Question

For the following problems, factor the trinomials when possible.$$4 x^{2} a^{6}-48 x^{2} a^{5}+252 x^{2} a^{4}$$

Answer

**step1** Understanding the problem

The problem asks us to factor the trinomial $$4 x^{2} a^{6}-48 x^{2} a^{5}+252 x^{2} a^{4}$$. To factor means to express it as a product of simpler terms. We should look for common factors among all the terms.

**step2** Identifying the individual terms

First, we identify the three terms in the trinomial:
Term 1: $$4 x^{2} a^{6}$$
Term 2: $$-48 x^{2} a^{5}$$
Term 3: $$252 x^{2} a^{4}$$
Each term consists of a numerical coefficient and variables with exponents.

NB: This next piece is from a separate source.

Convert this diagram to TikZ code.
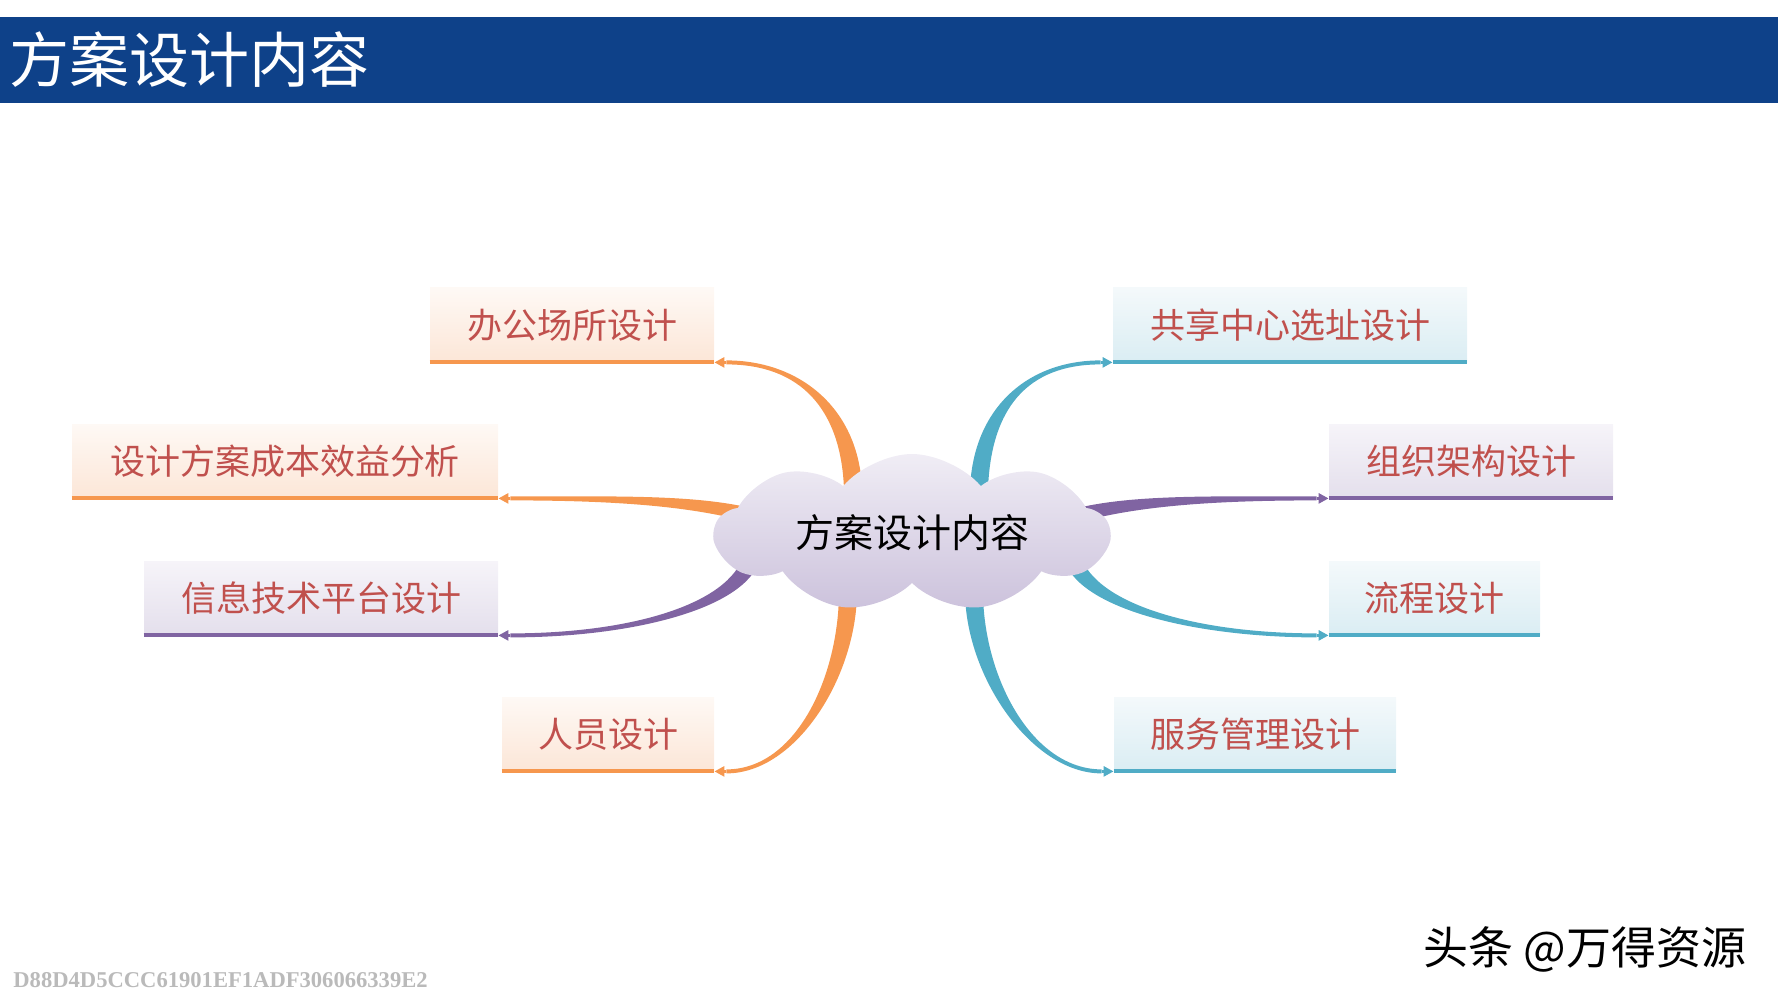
\documentclass[tikz,border=0pt]{standalone}
\usepackage{fontspec}
\setmainfont{Noto Sans CJK SC}
\newfontfamily\markfont{Liberation Serif}
\usetikzlibrary{calc,shapes.symbols,arrows.meta,backgrounds}

\definecolor{barblue}{RGB}{14,65,137}
\definecolor{txtred}{RGB}{192,80,77}
\definecolor{corange}{RGB}{246,151,78}
\definecolor{cpurple}{RGB}{128,100,162}
\definecolor{cblue}{RGB}{80,172,198}
\definecolor{otop}{RGB}{254,249,245}
\definecolor{obot}{RGB}{252,230,215}
\definecolor{ptop}{RGB}{246,244,249}
\definecolor{pbot}{RGB}{228,223,236}
\definecolor{btop}{RGB}{244,249,251}
\definecolor{bbot}{RGB}{218,237,243}
\definecolor{ctop}{RGB}{240,237,245}
\definecolor{cbot}{RGB}{204,194,220}

% tapered branch: colour, start, c1 (rel), c2 (rel), end, start offset, end offset
\newcommand{\branch}[7]{%
  \fill[#1] ($(#2)+(#6)$) .. controls +(#3) and +(#4) .. ($(#5)+(#7)$)
    -- ($(#5)-(#7)$) .. controls +(#4) and +(#3) .. ($(#2)-(#6)$) -- cycle;}

\begin{document}
\begin{tikzpicture}[x=0.5pt, y=-0.5pt,
  topic/.style={rectangle, inner sep=0pt, minimum height=37pt, text=txtred,
    font=\fontsize{17.5pt}{20pt}\selectfont},
  otopic/.style={topic, top color=otop, bottom color=obot},
  ptopic/.style={topic, top color=ptop, bottom color=pbot},
  btopic/.style={topic, top color=btop, bottom color=bbot},
  tip/.style={line width=1.5pt, -{Triangle[length=5pt,width=5pt]}}]
  \useasboundingbox (0,0) rectangle (1778,1000);

  % title bar
  \fill[barblue] (0,17) rectangle (1778,103);
  \node[anchor=west, inner sep=0pt, text=white, font=\fontsize{30pt}{33pt}\selectfont] (title) at (9,60) {方案设计内容};

  % centre
  \node[cloud, cloud puffs=9, cloud puff arc=100, cloud ignores aspect,
    minimum width=197pt, minimum height=79pt, inner sep=0pt,
    top color=ctop, bottom color=cbot, font=\fontsize{19.5pt}{22pt}\selectfont] (idea) at (912,533) {方案设计内容};

  % topics
  \node[otopic, minimum width=142pt] (office) at (572,325) {办公场所设计};
  \node[otopic, minimum width=213pt] (cost) at (285,461) {设计方案成本效益分析};
  \node[ptopic, minimum width=177pt] (itplat) at (321,598) {信息技术平台设计};
  \node[otopic, minimum width=106pt] (staff) at (608,734) {人员设计};
  \node[btopic, minimum width=177pt] (site) at (1290,325) {共享中心选址设计};
  \node[ptopic, minimum width=142pt] (org) at (1471,461) {组织架构设计};
  \node[btopic, minimum width=105.5pt] (flow) at (1434.5,598) {流程设计};
  \node[btopic, minimum width=141pt] (service) at (1255,734) {服务管理设计};

  \foreach \b/\c in {office/corange, cost/corange, staff/corange, itplat/cpurple,
      org/cpurple, site/cblue, flow/cblue, service/cblue}
    \draw[\c, line width=2pt] (\b.south west) -- (\b.south east);

  % branch ends
  \coordinate (s1) at ($(idea.center)+(-59,-44)$);
  \coordinate (s2) at ($(idea.center)+(67,-44)$);
  \coordinate (s3) at ($(idea.center)+(-64,58)$);
  \coordinate (s4) at ($(idea.center)+(62,58)$);
  \coordinate (s5) at ($(idea.center)+(-142,-12)$);
  \coordinate (s6) at ($(idea.center)+(146,-12)$);
  \coordinate (s7) at ($(idea.center)+(-160,24)$);
  \coordinate (s8) at ($(idea.center)+(160,24)$);
  \coordinate (e1) at ($(office.south east)+(12,0)$);
  \coordinate (e2) at ($(site.south west)+(-12,0)$);
  \coordinate (e3) at ($(staff.south east)+(12,0)$);
  \coordinate (e4) at ($(service.south west)+(-12,0)$);
  \coordinate (e5) at ($(cost.south east)+(12,0)$);
  \coordinate (e6) at ($(org.south west)+(-12,0)$);
  \coordinate (e7) at ($(itplat.south east)+(12,0)$);
  \coordinate (e8) at ($(flow.south west)+(-12,0)$);

  \begin{scope}[on background layer]
    \branch{corange}{s1}{-3,-80}{74,0}{e1}{9,0}{0,-2}
    \branch{cblue}{s2}{3,-80}{-74,0}{e2}{9,0}{0,2}
    \branch{corange}{s3}{0,85}{70,0}{e3}{9,0}{0,2}
    \branch{cblue}{s4}{0,85}{-70,0}{e4}{9,0}{0,-2}
    \branch{corange}{s5}{-60,-20}{120,0}{e5}{-2,7}{0,2}
    \branch{cpurple}{s6}{60,-20}{-120,0}{e6}{-2,-7}{0,-2}
    \branch{cpurple}{s7}{-15,50}{120,0}{e7}{8,2.5}{0,2}
    \branch{cblue}{s8}{15,50}{-120,0}{e8}{8,-2.5}{0,-2}
  \end{scope}
  \draw[corange, tip] (e1) -- (office.south east);
  \draw[cblue, tip] (e2) -- (site.south west);
  \draw[corange, tip] (e3) -- (staff.south east);
  \draw[cblue, tip] (e4) -- (service.south west);
  \draw[corange, tip] (e5) -- (cost.south east);
  \draw[cpurple, tip] (e6) -- (org.south west);
  \draw[cpurple, tip] (e7) -- (itplat.south east);
  \draw[cblue, tip] (e8) -- (flow.south west);

  % footer
  \node[font=\fontsize{22.5pt}{26pt}\selectfont] (brand) at (1585,949) {头条 @万得资源};
  \node[anchor=west, inner sep=0pt, text=black!27, font=\markfont\bfseries\fontsize{11.3pt}{13pt}\selectfont] (mark) at (13,980) {D88D4D5CCC61901EF1ADF306066339E2};
\end{tikzpicture}
\end{document}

We will analyze each part separately to find common factors.

**step3** Finding the greatest common factor of the numerical coefficients

We examine the numerical coefficients: 4, -48, and 252.
We find the greatest common factor (GCF) of these numbers.
Let's list the prime factors for each number:
The number 4 can be decomposed into $$2 \times 2$$.
The number 48 can be decomposed into $$2 \times 2 \times 2 \times 2 \times 3$$.
The number 252 can be decomposed into $$2 \times 2 \times 3 \times 3 \times 7$$.
The common prime factors among 4, 48, and 252 are $$2 \times 2$$.
So, the greatest common factor of the numerical coefficients is 4.

**step4** Finding the greatest common factor of the variable 'x' terms

Next, we look at the variable 'x' in each term:
The 'x' part of the first term is $$x^{2}$$.
The 'x' part of the second term is $$x^{2}$$.
The 'x' part of the third term is $$x^{2}$$.
Since $$x^{2}$$ is present in all terms and is the lowest power of 'x', the greatest common factor for 'x' is $$x^{2}$$.

**step5** Finding the greatest common factor of the variable 'a' terms

Next, we look at the variable 'a' in each term:
The 'a' part of the first term is $$a^{6}$$.
The 'a' part of the second term is $$a^{5}$$.
The 'a' part of the third term is $$a^{4}$$.
The lowest power of 'a' present in all terms is $$a^{4}$$. This is the greatest common factor for 'a'.

Question1.step6 (Determining the overall greatest common factor (GCF))

Now, we combine the GCFs found for the numbers and variables.
The GCF of the numerical coefficients is 4.
The GCF of the 'x' terms is $$x^{2}$$.
The GCF of the 'a' terms is $$a^{4}$$.
Therefore, the overall greatest common factor (GCF) of the trinomial is $$4 x^{2} a^{4}$$.

**step7** Factoring out the GCF from the trinomial

We will now factor out the GCF, $$4 x^{2} a^{4}$$, from each term of the trinomial. This is done by dividing each term by the GCF:
For the first term: $$\frac{4 x^{2} a^{6}}{4 x^{2} a^{4}} = a^{6-4} = a^{2}$$
For the second term: $$\frac{-48 x^{2} a^{5}}{4 x^{2} a^{4}} = -12 a^{5-4} = -12a$$
For the third term: $$\frac{252 x^{2} a^{4}}{4 x^{2} a^{4}} = 63 a^{4-4} = 63$$
So, the trinomial becomes $$4 x^{2} a^{4} ( a^{2} - 12 a + 63 )$$.

**step8** Checking if the remaining trinomial can be factored further

Now we need to check if the trinomial inside the parentheses, $$a^{2} - 12 a + 63$$, can be factored further. We are looking for two integer numbers that multiply to 63 (the constant term) and add up to -12 (the coefficient of the 'a' term).
Let's list the integer pairs of factors for 63 and their sums:
Pairs of factors for 63:
1 and 63 (Sum = $$1+63=64$$)
-1 and -63 (Sum = $$-1+(-63)=-64$$)
3 and 21 (Sum = $$3+21=24$$)
-3 and -21 (Sum = $$-3+(-21)=-24$$)
7 and 9 (Sum = $$7+9=16$$)
-7 and -9 (Sum = $$-7+(-9)=-16$$)
None of these pairs sum up to -12. Therefore, the trinomial $$a^{2} - 12 a + 63$$ cannot be factored further using integer coefficients.

**step9** Final factored form

The trinomial is factored as much as possible.
The final factored form is $$4 x^{2} a^{4} ( a^{2} - 12 a + 63 )$$.